Jordan's Central Bank Keeps Interest Rates Unchanged Supported by 2.7% GDP Growth in Q1 2025
International Economy

Jordan's Central Bank Keeps Interest Rates Unchanged Supported by 2.7% GDP Growth in Q1 2025

SadaNews - The Open Market Operations Committee at the Central Bank of Jordan decided in its fifth meeting of this year to maintain the "central bank's key interest rate" and the other interest rates of monetary policy instruments at their current levels without change, according to a statement issued.

The committee stated that the decision came "after a comprehensive assessment of the economic, monetary, and financial developments locally, along with a review of the economic developments at the regional and international levels.

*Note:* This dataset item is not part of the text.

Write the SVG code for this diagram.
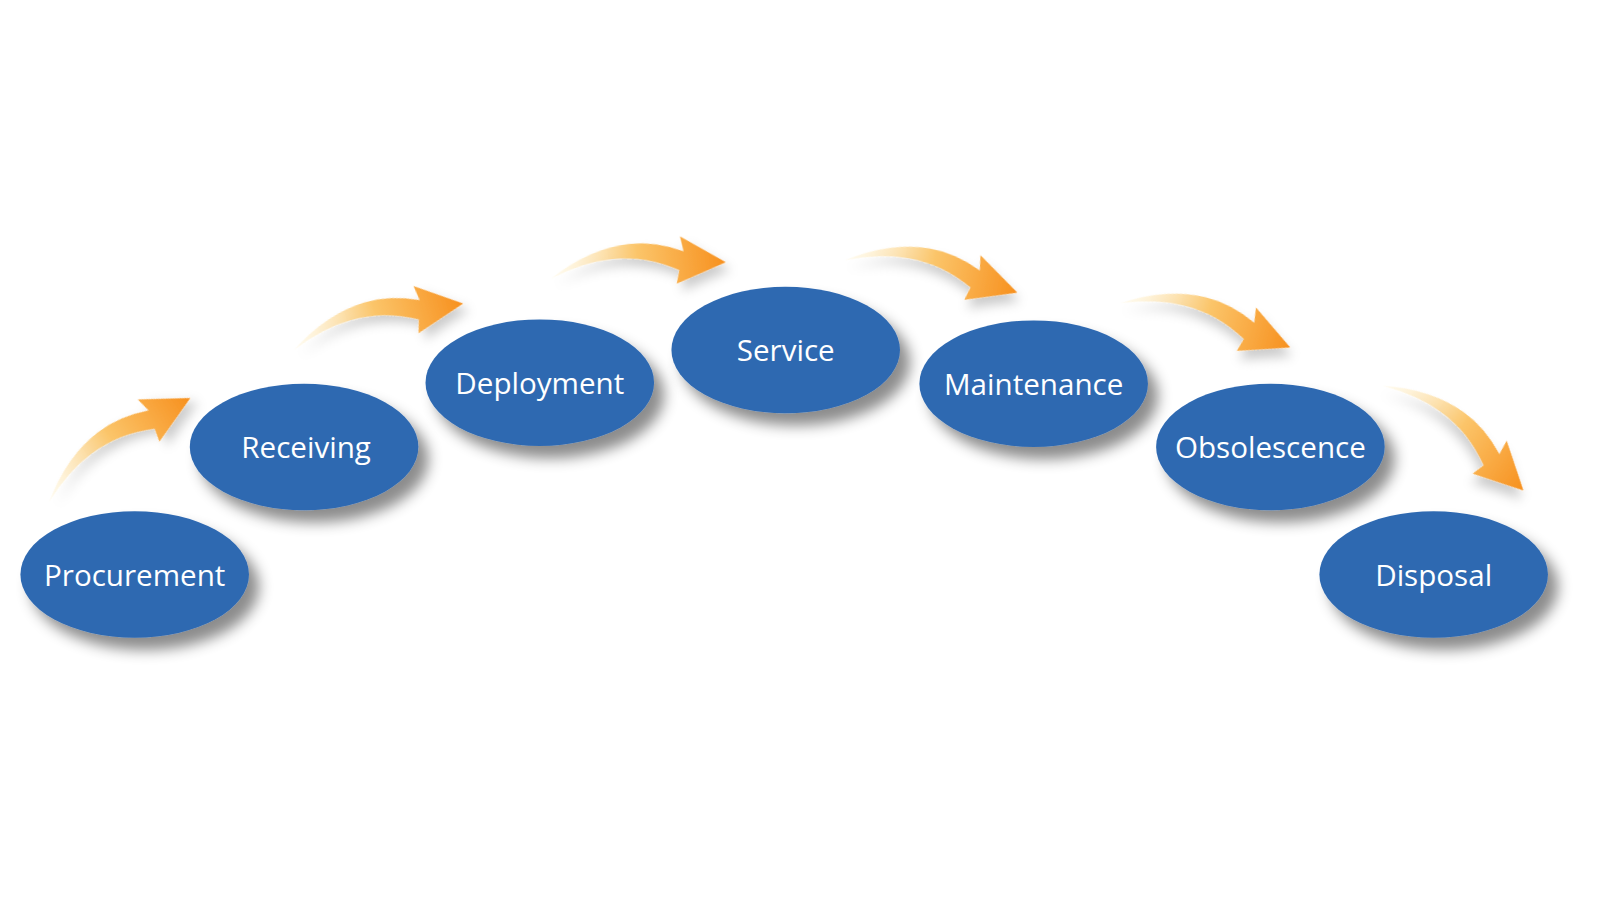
<svg xmlns="http://www.w3.org/2000/svg" width="1600" height="900" viewBox="0 0 1600 900">
<style>
.node ellipse{fill:#2f69b1;filter:url(#sh)}
.node text{fill:#fff;font-family:"Open Sans","DejaVu Sans",sans-serif;font-size:29px;text-anchor:middle;dominant-baseline:central}
.arr{fill:url(#og);filter:url(#ash)}
</style>
<defs>
<filter id="sh" x="-30%" y="-30%" width="170%" height="180%"><feDropShadow dx="10" dy="12" stdDeviation="7" flood-color="#000" flood-opacity="0.45"/></filter>
<filter id="ash" x="-20%" y="-40%" width="150%" height="200%"><feDropShadow dx="4" dy="8" stdDeviation="5" flood-color="#000" flood-opacity="0.2"/></filter>
<linearGradient id="og" x1="0" y1="0" x2="1" y2="0"><stop offset="0" stop-color="#fff4d0" stop-opacity="0.3"/><stop offset="0.5" stop-color="#fbc56a"/><stop offset="1" stop-color="#f7901e"/></linearGradient>
<path id="a" d="M0,0 Q70,-44 132,-13 L130,-28 L172,2 L122,18 L126,5 Q70,-28 0,0 Z"/>
</defs>
<rect width="1600" height="900" fill="#fff"/>
<g transform="scale(1.0204)">
<g id="connectors">
<use href="#a" class="arr" transform="translate(48,492) rotate(-37)"/>
<use href="#a" class="arr" transform="translate(288,343) rotate(-16)"/>
<use href="#a" class="arr" transform="translate(540,273) rotate(-6)"/>
<use href="#a" class="arr" transform="translate(828,255) rotate(10)"/>
<use href="#a" class="arr" transform="translate(1098,297) rotate(14)"/>
<use href="#a" class="arr" transform="translate(1355,378) rotate(36)"/>
</g>
<g id="procurement" class="node"><ellipse cx="132" cy="563" rx="112" ry="62"/><text x="132" y="563">Procurement</text></g>
<g id="receiving" class="node"><ellipse cx="298" cy="438" rx="112" ry="62"/><text x="300" y="438">Receiving</text></g>
<g id="deployment" class="node"><ellipse cx="529" cy="375" rx="112" ry="62"/><text x="529" y="375">Deployment</text></g>
<g id="service" class="node"><ellipse cx="770" cy="343" rx="112" ry="62"/><text x="770" y="343">Service</text></g>
<g id="maintenance" class="node"><ellipse cx="1013" cy="376" rx="112" ry="62"/><text x="1013" y="376">Maintenance</text></g>
<g id="obsolescence" class="node"><ellipse cx="1245" cy="438" rx="112" ry="62"/><text x="1245" y="438">Obsolescence</text></g>
<g id="disposal" class="node"><ellipse cx="1405" cy="563" rx="112" ry="62"/><text x="1405" y="563">Disposal</text></g>
</g>
</svg>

The economic indicators showed the robustness of the national economy and its strength in facing the challenges posed by the ongoing geopolitical tensions in the region, as the Gross Domestic Product (GDP) recorded a growth of 2.7% during the first quarter of the current year, up by 0.5 percentage points from the same quarter last year, driven by growth in almost all economic sectors. The Central Bank's forecasts indicate a growth of 2.7% throughout the entire year of 2025, supported by improved domestic and external demand.

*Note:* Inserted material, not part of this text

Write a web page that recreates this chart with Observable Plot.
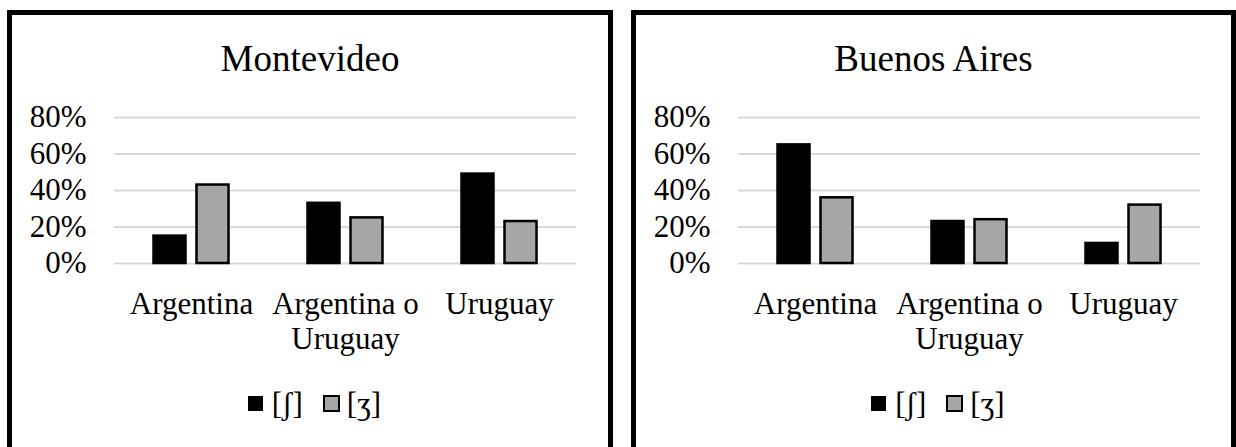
<!DOCTYPE html>
<html>
<head>
<meta charset="utf-8">
<script src="https://cdn.jsdelivr.net/npm/d3@7"></script>
<script src="https://cdn.jsdelivr.net/npm/@observablehq/plot@0.6"></script>
<style>
  html, body { margin: 0; padding: 0; background: #fff; }
  #root { position: relative; width: 1236px; height: 447px; overflow: hidden; background: #fff;
          font-family: "Liberation Serif", "Times New Roman", "DejaVu Serif", serif; color: #000; }
  .panel { position: absolute; top: 10px; height: 470px; border: 5px solid #000; box-sizing: border-box; }
  .title { position: absolute; top: 40px; font-size: 37px; line-height: 37px; text-align: center; white-space: nowrap; }
  .chart { position: absolute; top: 100px; }
  .legend { position: absolute; top: 389px; font-size: 31px; line-height: 30px; text-align: center; white-space: nowrap; padding-left: 9px; box-sizing: border-box; }
  .sw { display: inline-block; box-sizing: border-box; }
  .lab { display: inline-block; }
</style>
</head>
<body>
<div id="root"></div>
<script>
// ---- data ----
const categories = ["Argentina", "Argentina o Uruguay", "Uruguay"];
const tickLabels = ["Argentina", "Argentina o\nUruguay", "Uruguay"];
const series = ["[ʃ]", "[ʒ]"];
const panelTitles = ["Montevideo", "Buenos Aires"];
const montevideoSh = [0.15, 0.33, 0.49];
const montevideoZh = [0.43, 0.25, 0.23];
const buenosAiresSh = [0.65, 0.23, 0.11];
const buenosAiresZh = [0.36, 0.24, 0.32];
const yTicks = [0, 0.2, 0.4, 0.6, 0.8];

const FONT = "'Liberation Serif', 'Times New Roman', 'DejaVu Serif', serif";
const root = document.getElementById("root");

function makeChart(shVals, zhVals) {
  const rows = categories.flatMap((c, i) => [
    {cat: c, series: series[0], value: shVals[i]},
    {cat: c, series: series[1], value: zhVals[i]}
  ]);
  return Plot.plot({
    width: 596,
    height: 263,
    marginLeft: 101.5,
    marginRight: 32,
    marginTop: 17,
    marginBottom: 100,
    style: {fontFamily: FONT, fontSize: "31px", color: "#000", background: "transparent", overflow: "visible"},
    fx: {domain: categories, paddingInner: 0, paddingOuter: 0},
    x: {domain: series, paddingInner: 0.266, paddingOuter: 0.885, axis: null},
    y: {domain: [0, 0.8], ticks: yTicks, tickFormat: d3.format(".0%"), tickSize: 0, tickPadding: 28, label: null},
    color: {domain: series, range: ["#000000", "#a6a6a6"]},
    marks: [
      Plot.ruleY(yTicks, {stroke: "#d9d9d9", strokeWidth: 2}),
      Plot.barY(rows, {fx: "cat", x: "series", y: "value", fill: "series", stroke: "#000", strokeWidth: 2.5}),
      Plot.axisFx({
        anchor: "bottom",
        tickSize: 0,
        tickPadding: 25,
        tickFormat: (d) => tickLabels[categories.indexOf(d)],
        lineHeight: 1.15,
        label: null
      })
    ]
  });
}

const panels = [
  {left: 7, width: 606, sh: montevideoSh, zh: montevideoZh, title: panelTitles[0]},
  {left: 631, width: 605, sh: buenosAiresSh, zh: buenosAiresZh, title: panelTitles[1]}
];

for (const p of panels) {
  const box = document.createElement("div");
  box.className = "panel";
  box.style.left = p.left + "px";
  box.style.width = p.width + "px";
  root.appendChild(box);

  const title = document.createElement("div");
  title.className = "title";
  title.style.left = p.left + "px";
  title.style.width = p.width + "px";
  title.textContent = p.title;
  root.appendChild(title);

  const wrap = document.createElement("div");
  wrap.className = "chart";
  wrap.style.left = (p.left + 5) + "px";
  wrap.appendChild(makeChart(p.sh, p.zh));
  root.appendChild(wrap);

  const legend = document.createElement("div");
  legend.className = "legend";
  legend.style.left = p.left + "px";
  legend.style.width = p.width + "px";
  const swatchStyles = [
    {bg: "#000000", border: "none", size: 15, va: 3, mr: 9, ml: 0},
    {bg: "#a6a6a6", border: "2px solid #000", size: 17, va: 2, mr: 7, ml: 20}
  ];
  series.forEach((s, i) => {
    const st = swatchStyles[i];
    const sw = document.createElement("span");
    sw.className = "sw";
    sw.style.width = st.size + "px";
    sw.style.height = st.size + "px";
    sw.style.background = st.bg;
    sw.style.border = st.border;
    sw.style.verticalAlign = st.va + "px";
    sw.style.marginRight = st.mr + "px";
    sw.style.marginLeft = st.ml + "px";
    legend.appendChild(sw);
    const lab = document.createElement("span");
    lab.className = "lab";
    lab.textContent = s;
    legend.appendChild(lab);
  });
  root.appendChild(legend);
}
</script>
</body>
</html>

The indicators also confirm the strength of monetary stability in Jordan, supported by a comfortable level of foreign reserves at the Central Bank, which exceeded $22 billion by the end of June 2025, covering the Kingdom's imports of goods and services for 8.4 months.

The annual inflation rate remained at 2% during the first half of the current year, with expectations of stabilizing around 2.2% throughout the year 2025, contributing to maintaining purchasing power and enhancing the competitiveness of the national economy.

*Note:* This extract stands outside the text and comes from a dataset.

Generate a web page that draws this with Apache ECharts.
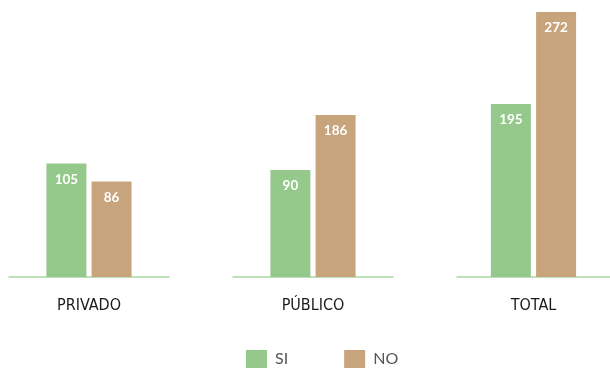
<!DOCTYPE html>
<html><head><meta charset="utf-8">
<script src="https://cdn.jsdelivr.net/npm/echarts@6/dist/echarts.min.js"></script>
<style>html,body{margin:0;padding:0;background:#fff}#c{width:610px;height:369px}</style>
</head><body><div id="c"></div>
<script>
var categories = ['PRIVADO', 'PÚBLICO', 'TOTAL'];
var seriesNames = ['SI', 'NO'];
var siValues = [105, 90, 195];
var noValues = [86, 186, 272];
// per-panel value-axis ranges, as drawn in the reference (panels are not on a shared scale)
var axisMin = [-15, -97, 50];
var axisMax = [265, 366, 272];

var colors = ['#95C98B', '#C8A47C'];
var chart = echarts.init(document.getElementById('c'));
var grids = [], xAxes = [], yAxes = [], series = [];
categories.forEach(function (cat, i) {
  grids.push({left: 9 + i * 224, top: 12, width: 160, height: 265});
  xAxes.push({
    type: 'category', gridIndex: i, data: [cat],
    axisLine: {show: true, onZero: false, lineStyle: {color: '#A9D8A2', width: 1.5}},
    axisTick: {show: false},
    axisLabel: {color: '#1a1a1a', fontSize: 16,
      fontFamily: "'Liberation Sans Narrow', 'DejaVu Sans Condensed', Lato", margin: 21}
  });
  yAxes.push({type: 'value', gridIndex: i, min: axisMin[i], max: axisMax[i],
    startValue: axisMin[i], show: false, splitLine: {show: false}});
  [siValues, noValues].forEach(function (vals, s) {
    series.push({
      name: seriesNames[s], type: 'bar', xAxisIndex: i, yAxisIndex: i,
      data: [vals[i]], barWidth: 40, barGap: '13%',
      itemStyle: {color: colors[s]},
      label: {show: true, position: 'insideTop', distance: 9, color: '#fff',
        fontWeight: 'bold', fontSize: 13.5, fontFamily: 'Lato'}
    });
  });
});
chart.setOption({
  animation: false,
  grid: grids, xAxis: xAxes, yAxis: yAxes, series: series,
  legend: {
    data: seriesNames, left: 241, top: 345, itemWidth: 21, itemHeight: 18, itemGap: 56,
    icon: 'rect',
    textStyle: {color: '#555', fontSize: 16, fontFamily: 'Lato', padding: [0, 0, 0, 3]}
  }
});
</script></body></html>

Similarly, the indicators of the banking sector continued to show robust performance, as the total customer deposits in banks increased by 7.1% year-on-year, reaching 48.2 billion dinars by the end of June 2025. Credit facilities granted by banks also recorded an annual growth rate of 3.9%, reaching approximately 35.5 billion dinars. The financial solvency indicators of the Jordanian banking sector show that the capital adequacy ratio stands at 18.0%, which is among the high ratios in the region, and legal liquidity is at 144.7%, exceeding the ratio imposed by the central bank, which is 100%.

The committee added: "External sector indicators continue to achieve positive results, with tourism income rising by 11.9% during the first half of the current year to reach $3.7 billion, compared to the same period last year. Total exports also recorded a high growth rate of 8.6% during the first five months of the current year, reaching a value of $5.6 billion."

The Central Bank of Jordan reaffirms its ongoing commitment to monitoring economic, monetary, and financial developments at both local and international levels, and to taking all necessary measures to maintain monetary and financial stability, ensuring moderate and stable levels of inflation, in line with the goals of sustainable economic growth in Jordan.